Separate from building safety zones, most states prohibit discharging a firearm from, across, or onto a public road or highway. The federal regulation on National Forest land includes this same prohibition, banning shooting across or onto any Forest System road.1eCFR. 36 CFR 261.10 — Occupancy and Use Some states extend this to railroad rights-of-way as well.
The road restriction matters even when you’re otherwise a legal distance from any building. A hunter standing 600 feet from the nearest occupied structure can still break the law by shooting across a county road at a deer on the other side. Plan your shot lanes before you set up, and know where the roads are relative to your position.
Safety zone violations carry real consequences, not just a slap on the wrist. Penalties vary by state, but a first offense is typically treated as a misdemeanor with fines that range from a few hundred dollars to $1,500 or more.
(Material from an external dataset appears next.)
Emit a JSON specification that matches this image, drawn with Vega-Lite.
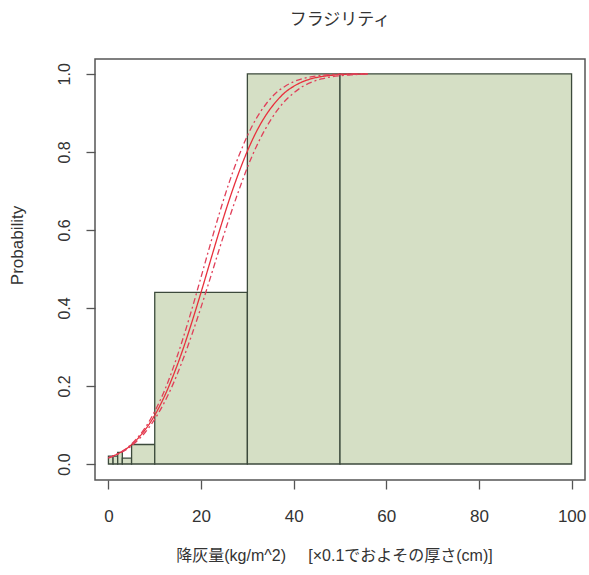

Repeat offenses escalate quickly: several states double or triple the fine for a second violation and add the possibility of jail time, often up to 30 to 90 days.
The penalty that stings most hunters, though, is loss of hunting privileges. States can suspend or revoke your hunting license for a safety zone conviction, with suspension periods that commonly range from two to ten years depending on the severity of the violation and whether anyone was injured. Some states participate in interstate wildlife violator compacts, meaning a license revocation in one state can follow you to others.
If a safety zone violation results in property damage or injury to a person, the legal exposure gets much worse. Criminal charges can escalate beyond standard game-law violations into reckless endangerment or similar offenses, and the hunter faces potential civil liability for damages on top of criminal penalties.